Il faut également noter que Mishima a toujours été fasciné par les personnes décédées jeunes.
H. K. : C’est vrai. Mishima a idéalisé des gens comme Raymond Radiguet [romancier et poète français mort à l’âge de 20 ans], les officiers de l’incident raté du 26 février et les kamikazes. Il était douloureusement conscient que sa génération n’avait produit aucun modèle parce que tant de personnes de son âge avaient été tuées à la guerre.
C’est au cours de ces années qu’il s’est fait plus entendre sur ses idées de droite, n’est-ce pas ?

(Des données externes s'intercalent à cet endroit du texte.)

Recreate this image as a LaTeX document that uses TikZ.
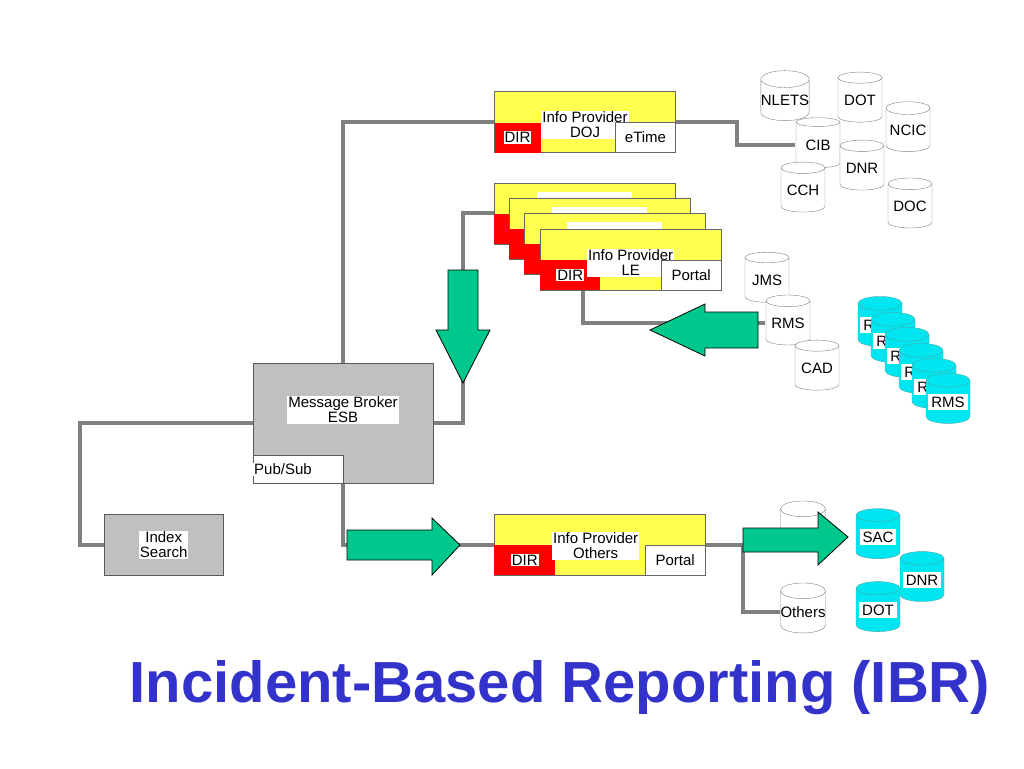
\documentclass[tikz,border=0pt]{standalone}
\usepackage{fontspec}
\setmainfont{Liberation Sans}
\usetikzlibrary{shapes.geometric,positioning,calc}
\definecolor{ibrgreen}{RGB}{0,200,140}
\definecolor{ibrcyan}{RGB}{0,230,240}
\definecolor{ibryellow}{RGB}{255,255,80}
\definecolor{ibrblue}{RGB}{51,51,204}
\definecolor{ibrgray}{RGB}{192,192,192}
\tikzset{
  wire/.style={draw=gray, line width=3.5pt},
  ybox/.style={draw=gray!80!black, fill=ibryellow, minimum width=181pt, minimum height=61pt, inner sep=0pt},
  dir/.style={fill=red, minimum height=30pt, inner sep=0pt, anchor=south west},
  side/.style={draw=gray!80!black, fill=white, minimum width=60pt, minimum height=30pt, inner sep=0pt, anchor=south east},
  tag/.style={fill=white, inner sep=1pt, align=center, font=\fontsize{15}{15}\selectfont},
  gbox/.style={draw=gray!70!black, fill=ibrgray, inner sep=0pt},
  db/.style={cylinder, shape border rotate=90, aspect=0.35, draw=gray, fill=white,
    minimum width=44pt, minimum height=50pt, inner sep=0pt, font=\fontsize{15}{15}\selectfont},
  cdb/.style={db, draw=teal!70, fill=ibrcyan},
  fat/.style={draw=black, fill=ibrgreen, line width=0.8pt}
}
\begin{document}
\begin{tikzpicture}[x=1pt, y=-1pt]
  \useasboundingbox (0,0) rectangle (1024,768);

  % wires
  \draw[wire] (343,363) |- (494,122);
  \draw[wire] (675,122) -| (737,145) -- (795,145);
  \draw[wire] (433,423) -| (463,213) -- (494,213);
  \draw[wire] (253,423) -| (80,545) -- (104,545);
  \draw[wire] (343,483) |- (494,545);
  \draw[wire] (705,545) -| (743,612) -- (780,612);
  \draw[wire] (583,289) |- (765,323);

  % info provider DOJ
  \node[ybox] (doj) at (585,122) {};
  \node[dir, minimum width=46pt] (dojdir) at (doj.south west) {};
  \node[tag] at (dojdir) {DIR};
  \node[tag] at ($(doj)+(0,3)$) {Info Provider\\DOJ};
  \node[side] (etime) at (doj.south east) {};
  \node[tag] at (etime) {eTime};

  % stacked providers
  \node[ybox, anchor=north west] (lea) at (494,183) {};
  \node[dir, minimum width=60pt] at (lea.south west) {};
  \node[fill=white, minimum width=95pt, minimum height=12pt] at ($(lea.north)+(0,15)$) {};

  \node[ybox, anchor=north west] (leb) at (509,198) {};
  \node[dir, minimum width=60pt] at (leb.south west) {};
  \node[fill=white, minimum width=95pt, minimum height=12pt] at ($(leb.north)+(0,15)$) {};

  \node[ybox, anchor=north west] (lec) at (524,213) {};
  \node[dir, minimum width=60pt] at (lec.south west) {};
  \node[fill=white, minimum width=95pt, minimum height=12pt] at ($(lec.north)+(0,15)$) {};

  \node[ybox, anchor=north west] (le) at (540,229) {};
  \node[dir, minimum width=60pt] (ledir) at (le.south west) {};
  \node[tag] at (ledir) {DIR};
  \node[tag] at ($(le)+(0,3)$) {Info Provider\\LE};
  \node[side] (leportal) at (le.south east) {};
  \node[tag] at (leportal) {Portal};

  % info provider others
  \node[ybox, minimum width=211pt, anchor=north west] (oth) at (494,514) {};
  \node[dir, minimum width=61pt] (othdir) at (oth.south west) {};
  \node[tag] at (othdir) {DIR};
  \node[tag] at ($(oth)+(-4,1)$) {Info Provider\\Others};
  \node[side] (othportal) at (oth.south east) {};
  \node[tag] at (othportal) {Portal};

  % broker and index
  \node[gbox, minimum width=180pt, minimum height=120pt, anchor=north west] (esb) at (253,363) {};
  \node[tag] at (343,410) {Message Broker\\ESB};
  \node[draw=gray!70!black, fill=white, minimum width=90pt, minimum height=28pt,
    inner sep=0pt, anchor=south west] (pubsub) at (esb.south west) {};
  \node[tag, anchor=west] at (pubsub.west) {Pub/Sub};
  \node[gbox, minimum width=119pt, minimum height=61pt, anchor=north west] (idx) at (104,514) {};
  \node[tag] at (idx) {Index\\Search};

  % DOJ sources
  \node[db] (nlets) at (785,100) {NLETS};
  \node[db] (dot) at (860,100) {DOT};
  \node[db] (ncic) at (908,130) {NCIC};
  \node[db] (cib) at (818,145) {CIB};
  \node[db] (dnr) at (862,168) {DNR};
  \node[db] (cch) at (803,190) {CCH};
  \node[db] (doc) at (910,206) {DOC};

  % LE sources
  \node[db] (jms) at (767,280) {JMS};
  \node[db] (rms) at (788,323) {RMS};
  \node[db] (cad) at (817,368) {CAD};
  \node[cdb] (rmsa) at (880,325) {\colorbox{white}{RMS}};
  \node[cdb] (rmsb) at (893,341) {\colorbox{white}{RMS}};
  \node[cdb] (rmsc) at (907,356) {\colorbox{white}{RMS}};
  \node[cdb] (rmsd) at (921,372) {\colorbox{white}{RMS}};
  \node[cdb] (rmse) at (934,387) {\colorbox{white}{RMS}};
  \node[cdb] (rmsf) at (948,402) {\colorbox{white}{RMS}};

  % other sources
  \node[db] (blank) at (803,530) {\phantom{Others}};
  \node[db] (others) at (803,612) {Others};
  \node[cdb] (sac) at (878,537) {\colorbox{white}{SAC}};
  \node[cdb] (dnrb) at (922,580) {\colorbox{white}{DNR}};
  \node[cdb] (dotb) at (878,610) {\colorbox{white}{DOT}};

  % flow arrows
  \draw[fat] (448,270) -- (478,270) -- (478,330) -- (490,330) -- (463,383)
    -- (436,330) -- (448,330) -- cycle;
  \draw[fat] (758,312) -- (705,312) -- (705,304) -- (650,330) -- (705,356)
    -- (705,348) -- (758,348) -- cycle;
  \draw[fat] (347,530) -- (432,530) -- (432,518) -- (460,545) -- (432,575)
    -- (432,560) -- (347,560) -- cycle;
  \draw[fat] (743,528) -- (818,528) -- (818,512) -- (848,537) -- (818,565)
    -- (818,552) -- (743,552) -- cycle;

  \node[text=ibrblue, font=\fontsize{58}{58}\selectfont\bfseries] (title) at (560,688) {Incident-Based Reporting (IBR)};
\end{tikzpicture}
\end{document}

H. K. : Plus qu’un extrémiste de droite ou un ultra-nationaliste, Mishima soutenait la théorie dite du Tennô-shugi qui tournait autour de la souveraineté de l’empereur. Cependant, il est vrai que les jeunes qu’il rassemblait autour de lui – les étudiants qui allaient devenir membres de sa milice privée Tate no Kai – étaient recrutés par le biais d’annonces placées dans des journaux ultra-nationalistes. Même pendant cette période, je peux encore voir une sorte de tension entre le fait de ne pas vouloir mourir et celui de devoir mourir. Je dirais qu’au moins une partie de lui avait le désir de vivre plus longtemps et d’être productif, comme Tanizaki Jun’ichirô qu’il admirait. Cependant, en s’associant à ces étudiants, il a mis en route un processus qu’il n’a finalement pas pu contrôler. Par conséquent, je pense que même s’il avait remporté le prix Nobel en 1968 à la place de Kawabata Yasunari, il aurait été difficile de se retirer et de revenir à son ancienne vie d’homme de lettres.